The last piece of advice for finger training and hand health is to make sure you perform some finger extension work with rubber bands or just with your body weight to balance out all the grip training you're doing.
Check out the videos below:
If you're performing grip exercises as a separate workout or on off days, it's important to include some warm ups before you start.
Just going through basic unloaded wrist movements such as flexion, extension, ulnar deviation, radial deviation, wrist circles, and finger abduction and extension will help prepare your wrists, fingers, and forearms for the workout.
- Perform double-overhand deadlifts, Romanian deadlifts, and rack pulls as heavy as possible before switching to an over-under grip.
- Perform high rep pull-ups or rows to work grip endurance and support grip.
- Add crush-grip training with hand grippers to improve your connection and stability for all heavy compound movements.
- Make sure to directly train the forearms with a variety of movements to ensure total forearm development.

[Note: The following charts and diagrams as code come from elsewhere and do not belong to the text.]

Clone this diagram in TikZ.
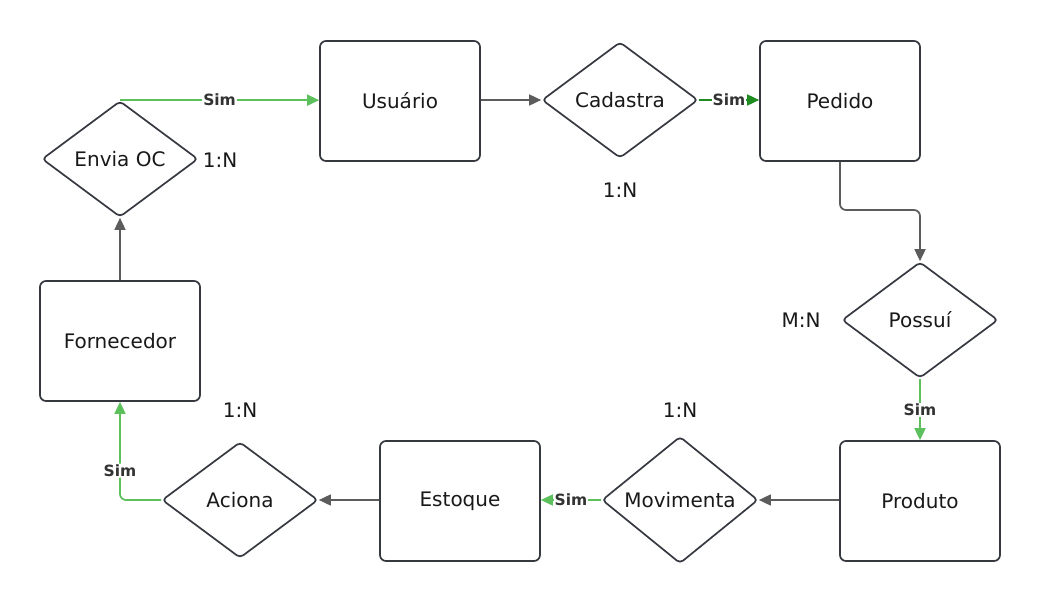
\documentclass[tikz,border=0pt]{standalone}
\usepackage{fontspec}
\setmainfont{DejaVu Sans}
\usetikzlibrary{shapes.geometric,arrows.meta}
\definecolor{bordc}{HTML}{363940}
\definecolor{greyc}{HTML}{5C5C5C}
\definecolor{greenc}{HTML}{5CC05C}
\definecolor{dgreenc}{HTML}{1E8C1E}
\definecolor{labc}{HTML}{333333}
\begin{document}
\begin{tikzpicture}[x=1pt,y=-1pt,
  entity/.style={draw=bordc, line width=1.7pt, rounded corners=6pt, minimum width=160pt, minimum height=120pt, inner sep=0pt, font=\fontsize{20}{24}\selectfont, text=black!90},
  rel/.style={draw=bordc, line width=1.7pt, diamond, rounded corners=4pt, minimum width=156pt, minimum height=116pt, inner sep=0pt, font=\fontsize{20}{24}\selectfont, text=black!90},
  card/.style={font=\fontsize{20}{24}\selectfont, text=black!90},
  conn/.style={line width=1.7pt, -{Triangle[length=12pt,width=11pt]}},
  gconn/.style={conn, draw=greyc, color=greyc},
  grconn/.style={conn, draw=greenc, color=greenc},
  dgconn/.style={conn, draw=dgreenc, color=dgreenc},
  simlab/.style={fill=white, inner sep=1pt, text=labc, font=\bfseries\fontsize{15.5}{17}\selectfont}
]
\useasboundingbox (0,0) rectangle (1040,600);
\fill[white] (0,0) rectangle (1040,600);

\node[entity] (usuario) at (400,101) {Usuário};
\node[entity] (pedido) at (840,101) {Pedido};
\node[entity] (fornecedor) at (120,341) {Fornecedor};
\node[entity] (estoque) at (460,501) {Estoque};
\node[entity] (produto) at (920,501) {Produto};

\node[rel] (envia) at (120,159) {Envia OC};
\node[rel] (cadastra) at (620,100) {Cadastra};
\node[rel] (possui) at (920,320) {Possuí};
\node[rel] (movimenta) at (680,500) {Movimenta};
\node[rel] (aciona) at (240,500) {Aciona};

\node[card] (c1) at (220,160) {1:N};
\node[card] (c2) at (620,190) {1:N};
\node[card] (c3) at (801,320) {M:N};
\node[card] (c4) at (240,410) {1:N};
\node[card] (c5) at (680,410) {1:N};

\draw[grconn] (envia.north) -- node[simlab] {Sim} (usuario.west |- envia.north);
\draw[gconn] (usuario.east |- cadastra.west) -- (cadastra.west);
\draw[dgconn] (cadastra.east) -- node[simlab] {Sim} (pedido.west |- cadastra.east);
\draw[gconn, rounded corners=6pt] (pedido.south) -- (840,210) -- (920,210) -- (possui.north);
\draw[grconn] (possui.south) -- node[simlab] {Sim} (produto.north);
\draw[gconn] (produto.west |- movimenta.east) -- (movimenta.east);
\draw[grconn] (movimenta.west) -- node[simlab] {Sim} (estoque.east |- movimenta.west);
\draw[gconn] (estoque.west |- aciona.east) -- (aciona.east);
\draw[grconn, rounded corners=6pt] (aciona.west) -| node[simlab, pos=0.65] {Sim} (fornecedor.south);
\draw[gconn] (fornecedor.north) -- (envia.south);
\end{tikzpicture}
\end{document}
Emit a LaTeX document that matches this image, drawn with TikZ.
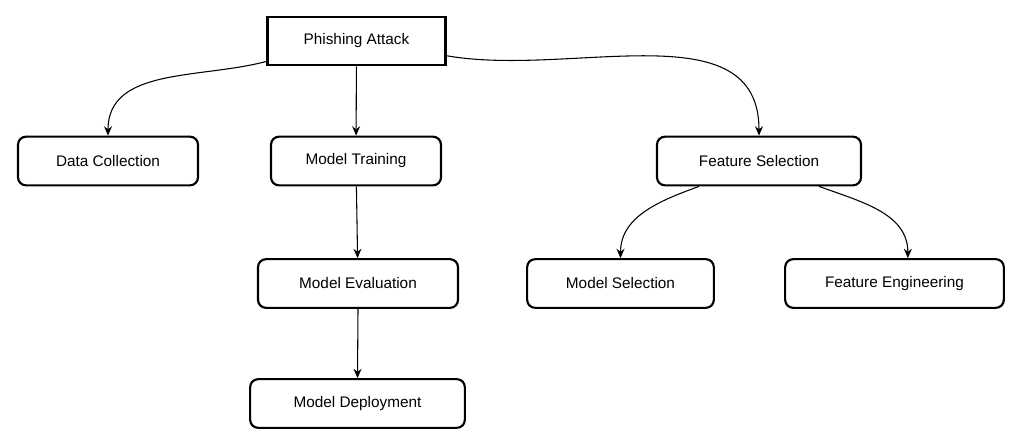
\documentclass[tikz,border=0pt]{standalone}
\usepackage{fontspec}
\setmainfont{Liberation Sans}
\usetikzlibrary{arrows.meta}
\begin{document}
\begin{tikzpicture}[x=0.75pt,y=-0.75pt,
  box/.style={draw,line width=1.6pt,rounded corners=6pt,minimum height=36.5pt,font=\fontsize{11.5}{13}\selectfont,inner sep=0pt},
  root/.style={box,rounded corners=0pt},
  arr/.style={-{Stealth[length=7pt,width=6pt]},line width=0.8pt}]
\useasboundingbox (0,0) rectangle (1024,444);
\node[root,minimum width=133.5pt] (pa) at (356.5,41) {Phishing Attack};
\node[box,minimum width=135pt] (dc) at (108,161) {Data Collection};
\node[box,minimum width=127.5pt] (mt) at (356,161) {Model Training};
\node[box,minimum width=153pt] (fs) at (759,161) {Feature Selection};
\node[box,minimum width=150pt] (me) at (358,283.5) {Model Evaluation};
\node[box,minimum width=140pt] (ms) at (620.5,283.5) {Model Selection};
\node[box,minimum width=164pt] (fe) at (894.5,283.5) {Feature Engineering};
\node[box,minimum width=161pt] (md) at (357.5,403.5) {Model Deployment};
\draw[arr] (pa.south west)+(0,-5) coordinate (a1) (a1) to[out=195,in=90] (dc.north);
\draw[arr] (pa) -- (mt);
\draw[arr] ([yshift=8pt]pa.south east) to[out=-10,in=90] (fs.north);
\draw[arr] (mt) -- (me);
\draw[arr] (me.south) -- (md.north);
\draw[arr] ([xshift=-45pt]fs.south) to[out=200,in=90] (ms.north);
\draw[arr] ([xshift=45pt]fs.south) to[out=-20,in=90] ([xshift=10pt]fe.north);
\end{tikzpicture}
\end{document}
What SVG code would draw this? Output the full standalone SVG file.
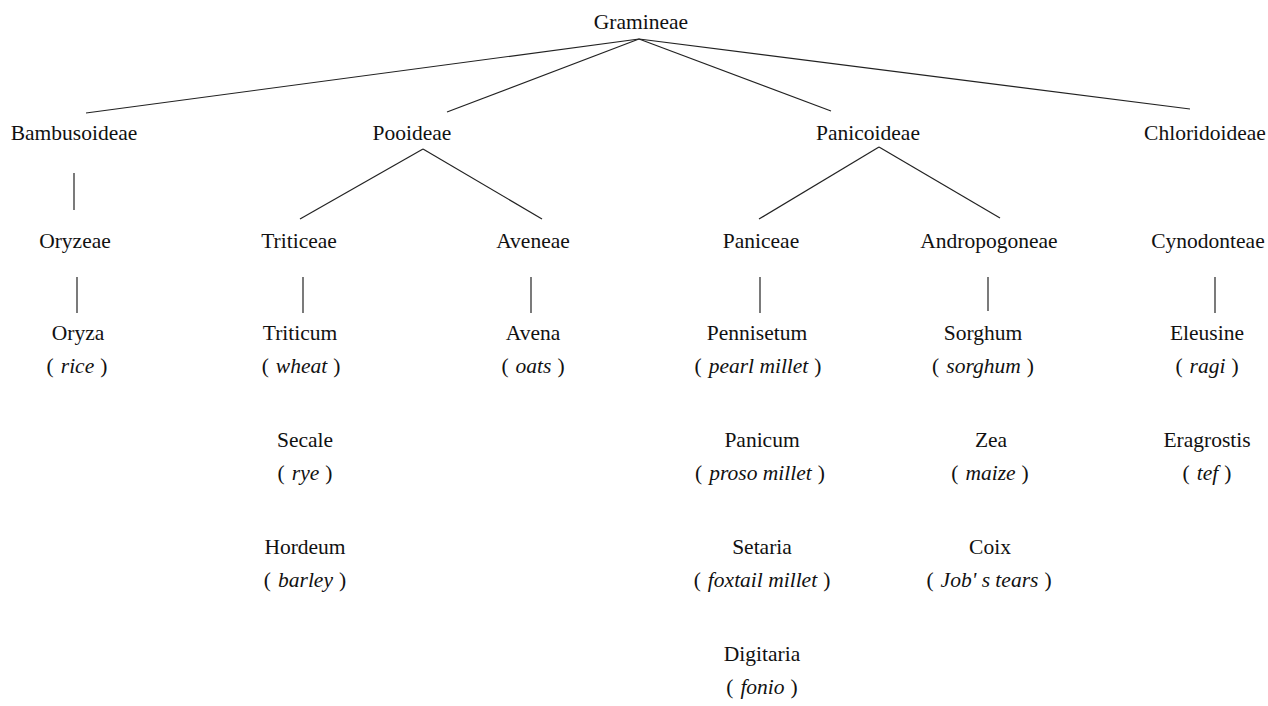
<svg xmlns="http://www.w3.org/2000/svg" width="1268" height="706" viewBox="0 0 1268 706">
<style>
text{font-family:"Liberation Serif","Times New Roman",serif;font-size:21.5px;fill:#111;text-anchor:middle}
.it{font-style:italic}
.c line{stroke:#222;stroke-width:1.2;fill:none}
</style>
<rect width="1268" height="706" fill="#fff"/>
<g id="connectors" class="c">
<line x1="639" y1="39" x2="86" y2="113"/>
<line x1="639" y1="39" x2="447" y2="112"/>
<line x1="639" y1="39" x2="831" y2="111"/>
<line x1="639" y1="39" x2="1190" y2="109"/>
<line x1="423" y1="149" x2="300" y2="219"/>
<line x1="423" y1="149" x2="542" y2="219"/>
<line x1="879" y1="147" x2="759" y2="219"/>
<line x1="879" y1="147" x2="1000" y2="218"/>
<line x1="74" y1="173" x2="74" y2="210"/>
<line x1="77" y1="277" x2="77" y2="313"/>
<line x1="303" y1="277" x2="303" y2="313"/>
<line x1="531" y1="277" x2="531" y2="313"/>
<line x1="760" y1="277" x2="760" y2="313"/>
<line x1="988" y1="277" x2="988" y2="311"/>
<line x1="1215" y1="277" x2="1215" y2="313"/>
</g>
<g id="gramineae"><text x="641" y="29">Gramineae</text></g>
<g id="bambusoideae"><text x="74" y="140">Bambusoideae</text></g>
<g id="pooideae"><text x="412" y="140">Pooideae</text></g>
<g id="panicoideae"><text x="868" y="140">Panicoideae</text></g>
<g id="chloridoideae"><text x="1205" y="140">Chloridoideae</text></g>
<g id="oryzeae"><text x="75" y="248">Oryzeae</text></g>
<g id="triticeae"><text x="299" y="248">Triticeae</text></g>
<g id="aveneae"><text x="533" y="248">Aveneae</text></g>
<g id="paniceae"><text x="761" y="248">Paniceae</text></g>
<g id="andropogoneae"><text x="989" y="248">Andropogoneae</text></g>
<g id="cynodonteae"><text x="1208" y="248">Cynodonteae</text></g>
<g id="oryza"><text x="78" y="340">Oryza</text><text x="77" y="373">(<tspan class="it" dx="7">rice</tspan><tspan dx="6">)</tspan></text></g>
<g id="triticum"><text x="300" y="340">Triticum</text><text x="301" y="373">(<tspan class="it" dx="7">wheat</tspan><tspan dx="6">)</tspan></text></g>
<g id="secale"><text x="305" y="447">Secale</text><text x="305" y="480">(<tspan class="it" dx="7">rye</tspan><tspan dx="6">)</tspan></text></g>
<g id="hordeum"><text x="305" y="554">Hordeum</text><text x="305" y="587">(<tspan class="it" dx="7">barley</tspan><tspan dx="6">)</tspan></text></g>
<g id="avena"><text x="533" y="340">Avena</text><text x="533" y="373">(<tspan class="it" dx="7">oats</tspan><tspan dx="6">)</tspan></text></g>
<g id="pennisetum"><text x="757" y="340">Pennisetum</text><text x="758" y="373">(<tspan class="it" dx="7">pearl millet</tspan><tspan dx="6">)</tspan></text></g>
<g id="panicum"><text x="762" y="447">Panicum</text><text x="760" y="480">(<tspan class="it" dx="7">proso millet</tspan><tspan dx="6">)</tspan></text></g>
<g id="setaria"><text x="762" y="554">Setaria</text><text x="762" y="587">(<tspan class="it" dx="7">foxtail millet</tspan><tspan dx="6">)</tspan></text></g>
<g id="digitaria"><text x="762" y="661">Digitaria</text><text x="762" y="694">(<tspan class="it" dx="7">fonio</tspan><tspan dx="6">)</tspan></text></g>
<g id="sorghum"><text x="983" y="340">Sorghum</text><text x="983" y="373">(<tspan class="it" dx="7">sorghum</tspan><tspan dx="6">)</tspan></text></g>
<g id="zea"><text x="991" y="447">Zea</text><text x="990" y="480">(<tspan class="it" dx="7">maize</tspan><tspan dx="6">)</tspan></text></g>
<g id="coix"><text x="990" y="554">Coix</text><text x="989" y="587">(<tspan class="it" dx="7">Job' s tears</tspan><tspan dx="6">)</tspan></text></g>
<g id="eleusine"><text x="1207" y="340">Eleusine</text><text x="1207" y="373">(<tspan class="it" dx="7">ragi</tspan><tspan dx="6">)</tspan></text></g>
<g id="eragrostis"><text x="1207" y="447">Eragrostis</text><text x="1207" y="480">(<tspan class="it" dx="7">tef</tspan><tspan dx="6">)</tspan></text></g>
</svg>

- Occasionally perform heavy lat/upper back exercises with either a thick grip device or towel to get in some extra hand and forearm training.
- Hit some pinch training at the end of your workout with hex dumbbells or plates to work your thumbs and hands.
- Whenever possible, use fat bars, towels, sledgehammers, and ropes to perform assistance work for the hands, forearms, and other muscles.
- Make sure to perform soft tissue work on the hands and forearms as well as rubber band extensor work to ensure your grip training isn't affecting your main routine.
Get A Grip!
Isolation training isn't popular nowadays, but direct forearm and hand training can improve your physique as well as your strength and performance. Strong forearms and hands allow for better stability and control during all basic compound movements, so make sure to try to incorporate some grip training either within your workout or at the end of the session.